At the core of the largest COP29 agreement is $300bn of finance per year led by developed countries, with developing countries encouraged to contribute voluntarily. That is three times larger than the previous total, and represents a $50bn increase on the previous draft text, said to have been the product of 48 hours of intensive diplomacy by the COP29 Presidency. Beyond the $300bn figure is a much larger ambition to scale up a combination of public and private finance to reach £1.3tn/y by 2035. Together, these make up the so-called New Collective Quantified Goal on Climate Finance (NCQG).
COP29 President Mukhtar Babayev said: ‘The Baku Finance Goal represents the best possible deal we could reach.

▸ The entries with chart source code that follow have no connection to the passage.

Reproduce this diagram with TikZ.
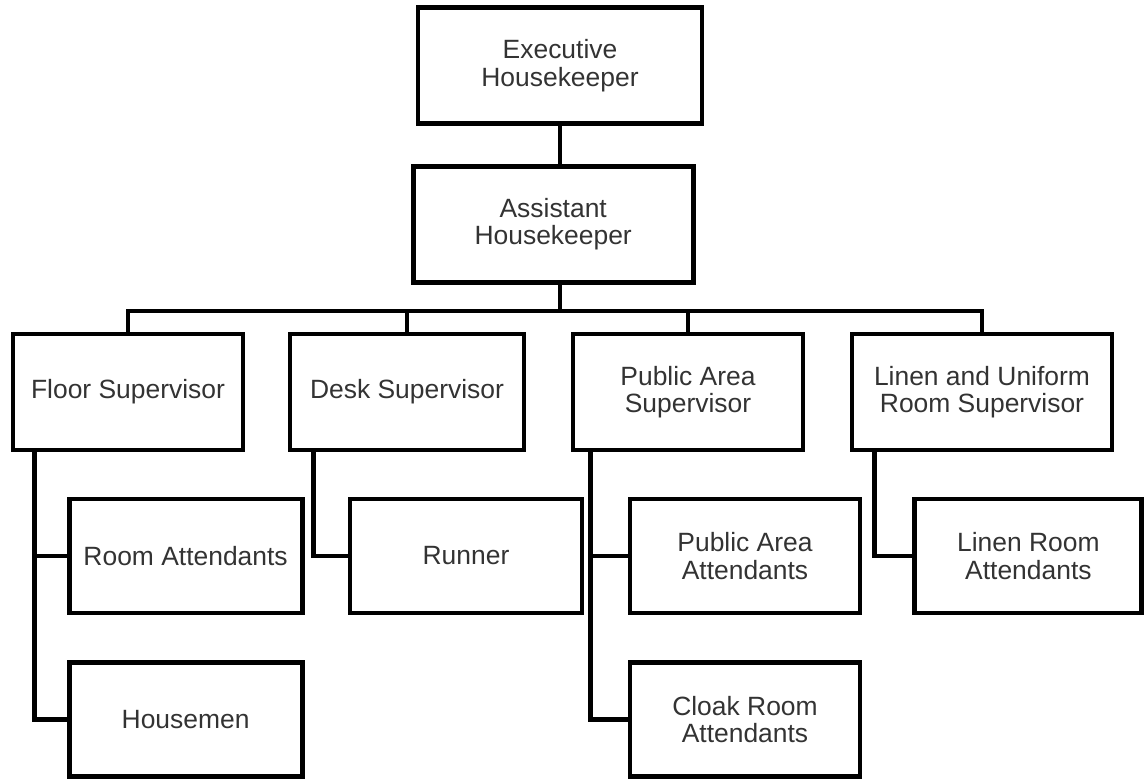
\documentclass[tikz,border=0pt]{standalone}
\usepackage{fontspec}
\setmainfont{Liberation Sans}
\usetikzlibrary{calc}

\begin{document}
\begin{tikzpicture}[
  every node/.style={font=\fontsize{18.8}{19.5}\selectfont, text=black!80},
  post/.style={draw=black, line width=3.5pt, minimum height=2.9cm, minimum width=5.75cm, align=center, inner sep=2pt},
  link/.style={line width=3.5pt}
]
\useasboundingbox (0,0) rectangle (28.6,19.45);

% Top of the chart
\node[post, minimum width=7.1cm] (exec) at (14.0, 17.81) {Executive\\Housekeeper};
\node[post, minimum width=7.0cm] (asst) at (13.83, 13.84) {Assistant\\Housekeeper};

% Supervisors
\node[post] (floor) at (3.2, 9.65) {Floor Supervisor};
\node[post, minimum width=5.85cm] (desk) at (10.175, 9.65) {Desk Supervisor};
\node[post] (public) at (17.2, 9.65) {Public Area\\Supervisor};
\node[post, minimum width=6.5cm] (linen) at (24.55, 9.65) {Linen and Uniform\\Room Supervisor};

% Attendants
\node[post, minimum height=2.85cm, minimum width=5.825cm] (room) at (4.64, 5.55) {Room Attendants};
\node[post, minimum height=2.85cm, minimum width=5.825cm] (housemen) at (4.64, 1.46) {Housemen};
\node[post, minimum height=2.85cm, minimum width=5.8cm] (runner) at (11.65, 5.55) {Runner};
\node[post, minimum height=2.85cm] (publicatt) at (18.625, 5.55) {Public Area\\Attendants};
\node[post, minimum height=2.85cm] (cloak) at (18.625, 1.46) {Cloak Room\\Attendants};
\node[post, minimum height=2.85cm, minimum width=5.675cm] (linenatt) at (25.71, 5.55) {Linen Room\\Attendants};

% Lines from the top
\coordinate (bus) at (14.05, 11.675);
\draw[link] (exec.south) -- (exec.south |- asst.north);
\draw[link] (exec.south |- asst.south) -- (exec.south |- bus);
\draw[link] (floor.north) |- (bus) -| (linen.north);
\draw[link] (desk.north) -- (desk.north |- bus);
\draw[link] (public.north) -- (public.north |- bus);

% Lines down to the attendants
\draw[link] ([xshift=0.6cm]floor.south west) |- (housemen.west);
\draw[link] ([xshift=0.6cm]floor.south west) |- (room.west);
\draw[link] ([xshift=0.65cm]desk.south west) |- (runner.west);
\draw[link] ([xshift=0.5cm]public.south west) |- (cloak.west);
\draw[link] ([xshift=0.5cm]public.south west) |- (publicatt.west);
\draw[link] ([xshift=0.625cm]linen.south west) |- (linenatt.west);

\end{tikzpicture}
\end{document}
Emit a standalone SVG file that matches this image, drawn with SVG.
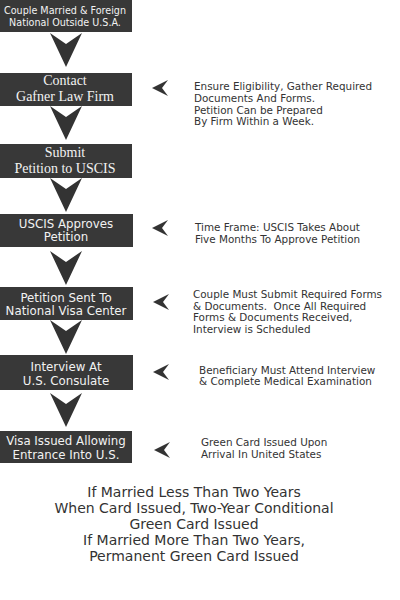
<svg xmlns="http://www.w3.org/2000/svg" width="400" height="600" viewBox="0 0 400 600">
<style>
.box{fill:#383838}
.bt{fill:#f2f2f2;font-family:"DejaVu Sans",Verdana,sans-serif;font-size:11.8px;text-anchor:middle}
.bs{fill:#f2f2f2;font-family:"Liberation Serif","Times New Roman",serif;font-size:14px;text-anchor:middle}
.note{fill:#333;font-family:"DejaVu Sans",Verdana,sans-serif;font-size:10.4px}
.foot{fill:#333;font-family:"DejaVu Sans",Verdana,sans-serif;font-size:14px;text-anchor:middle}
.chev{fill:#333}
</style>
<defs>
<path id="down" d="M-16,0 L0,11 L16,0 L0,34 Z"/>
<path id="left" d="M0,0 L16,-8 L10,0 L16,8 Z"/>
</defs>
<rect width="400" height="600" fill="#fff"/>
<g id="connectors" class="chev">
<use href="#down" x="66" y="33"/>
<use href="#down" x="66" y="106"/>
<use href="#down" x="66" y="178"/>
<use href="#down" x="66" y="251"/>
<use href="#down" x="66" y="320"/>
<use href="#down" x="66" y="393"/>
<use href="#left" x="152" y="88"/>
<use href="#left" x="152" y="228"/>
<use href="#left" x="153" y="302"/>
<use href="#left" x="153" y="372"/>
<use href="#left" x="154" y="450"/>
</g>
<g id="n1"><rect class="box" x="0" y="0" width="132" height="32"/>
<text class="bt" style="font-size:9.6px" x="65" y="14">Couple Married &amp; Foreign</text>
<text class="bt" style="font-size:9.6px" x="65" y="26">National Outside U.S.A.</text></g>
<g id="n2"><rect class="box" x="0" y="73" width="132" height="33"/>
<text class="bs" x="65" y="85">Contact</text>
<text class="bs" x="65" y="101">Gafner Law Firm</text></g>
<g id="n3"><rect class="box" x="0" y="144" width="132" height="34"/>
<text class="bs" x="65" y="157">Submit</text>
<text class="bs" x="65" y="173">Petition to USCIS</text></g>
<g id="n4"><rect class="box" x="0" y="214" width="133" height="33"/>
<text class="bt" x="66" y="228">USCIS Approves</text>
<text class="bt" x="66" y="241">Petition</text></g>
<g id="n5"><rect class="box" x="0" y="287" width="133" height="33"/>
<text class="bt" x="66" y="302">Petition Sent To</text>
<text class="bt" x="66" y="315">National Visa Center</text></g>
<g id="n6"><rect class="box" x="0" y="355" width="133" height="35"/>
<text class="bt" x="66" y="371">Interview At</text>
<text class="bt" x="66" y="384.5">U.S. Consulate</text></g>
<g id="n7"><rect class="box" x="0" y="431" width="132" height="32"/>
<text class="bt" x="66" y="445">Visa Issued Allowing</text>
<text class="bt" x="66" y="458.5">Entrance Into U.S.</text></g>
<g id="note1" class="note">
<text x="194" y="90">Ensure Eligibility, Gather Required</text>
<text x="194" y="101.8">Documents And Forms.</text>
<text x="194" y="113.6">Petition Can be Prepared</text>
<text x="194" y="125.4">By Firm Within a Week.</text></g>
<g id="note2" class="note">
<text x="195" y="231">Time Frame: USCIS Takes About</text>
<text x="195" y="243">Five Months To Approve Petition</text></g>
<g id="note3" class="note">
<text x="193" y="298">Couple Must Submit Required Forms</text>
<text x="193" y="309.5">&amp; Documents.&#160; Once All Required</text>
<text x="193" y="321">Forms &amp; Documents Received,</text>
<text x="193" y="332.5">Interview is Scheduled</text></g>
<g id="note4" class="note">
<text x="199" y="373.5">Beneficiary Must Attend Interview</text>
<text x="199" y="385">&amp; Complete Medical Examination</text></g>
<g id="note5" class="note">
<text x="201" y="446">Green Card Issued Upon</text>
<text x="201" y="457.5">Arrival In United States</text></g>
<g id="footer" class="foot">
<text x="194" y="497">If Married Less Than Two Years</text>
<text x="194" y="513">When Card Issued, Two-Year Conditional</text>
<text x="194" y="529">Green Card Issued</text>
<text x="194" y="545">If Married More Than Two Years,</text>
<text x="194" y="561">Permanent Green Card Issued</text></g>
</svg>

In a year of geopolitical fragmentation, people doubted that Azerbaijan could deliver. They doubted that everyone could agree. They were wrong on both counts.’
Is the COP29 NCQG figure large enough?
Opinion differs about whether the agreed sum is sufficient. Ani Dasgupta, President and CEO of the US-based think tank World Resources Institute, reacted with muted positivity. He says: ‘Despite major headwinds, negotiators in Baku eked out a deal that at least triples climate finance flowing to developing countries. The $300bn goal is not enough, but is an important downpayment toward a safer, more equitable future. The agreement recognises how critical it is for vulnerable countries to have better access to finance that does not burden them with unsustainable debt. And it opens the door for a broader set of countries to contribute.’